Answer

**step1** Understanding the problem

The problem asks us to determine if the line represented by the equation $$y = -3x - 2$$ is an increasing line or a decreasing line. We also need to provide an explanation for our conclusion.

**step2** Defining increasing and decreasing lines

A line is considered an increasing line if, as we look from left to right (meaning as the value of 'x' gets larger), the value of 'y' also gets larger.

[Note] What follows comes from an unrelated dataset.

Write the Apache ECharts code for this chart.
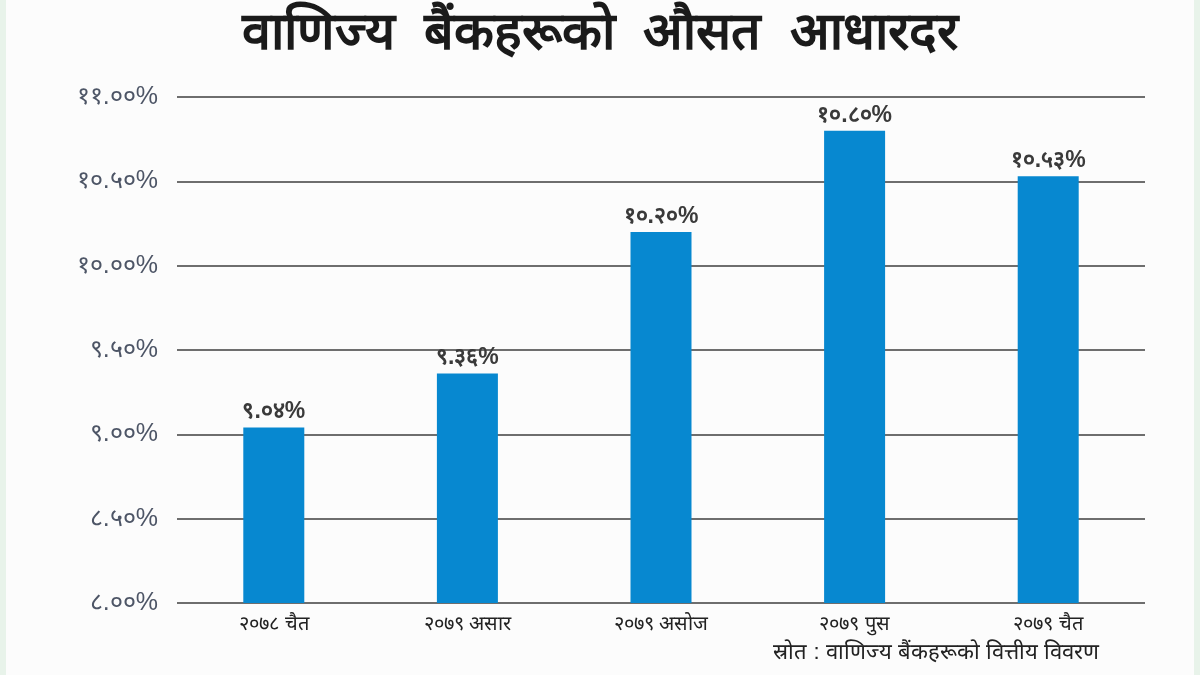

Conversely, a line is considered a decreasing line if, as the value of 'x' gets larger, the value of 'y' gets smaller.

**step3** Examining the effect of 'x' on the term -3x

Let's consider the part of the equation that involves 'x', which is $$-3x$$. This means we multiply 'x' by -3.
Let's see what happens to $$-3x$$ as 'x' increases:
If we choose $$x=1$$, then $$-3x = -3 \times 1 = -3$$.
If we choose a larger value for 'x', such as $$x=2$$, then $$-3x = -3 \times 2 = -6$$.
If we choose an even larger value for 'x', such as $$x=3$$, then $$-3x = -3 \times 3 = -9$$.
We can observe that as 'x' increases (from 1 to 2 to 3), the value of $$-3x$$ becomes a smaller number (from -3 to -6 to -9). Remember that -6 is smaller than -3, and -9 is smaller than -6.

**step4** Determining the overall change in y

The full equation for 'y' is $$y = -3x - 2$$. This means we take the value of $$-3x$$ and then subtract 2 from it. Since we found in the previous step that the value of $$-3x$$ gets smaller as 'x' increases, subtracting 2 from an already decreasing value will cause the value of 'y' to also decrease.
Let's calculate 'y' for the values of 'x' we used:
When $$x=1$$, $$y = -3(1) - 2 = -3 - 2 = -5$$.
When $$x=2$$, $$y = -3(2) - 2 = -6 - 2 = -8$$.
When $$x=3$$, $$y = -3(3) - 2 = -9 - 2 = -11$$.
As 'x' increases from 1 to 2 to 3, the value of 'y' decreases from -5 to -8 to -11.

**step5** Concluding whether the line is increasing or decreasing

Because the value of 'y' decreases as the value of 'x' increases, the line represented by the equation $$y = -3x - 2$$ is a **decreasing line**.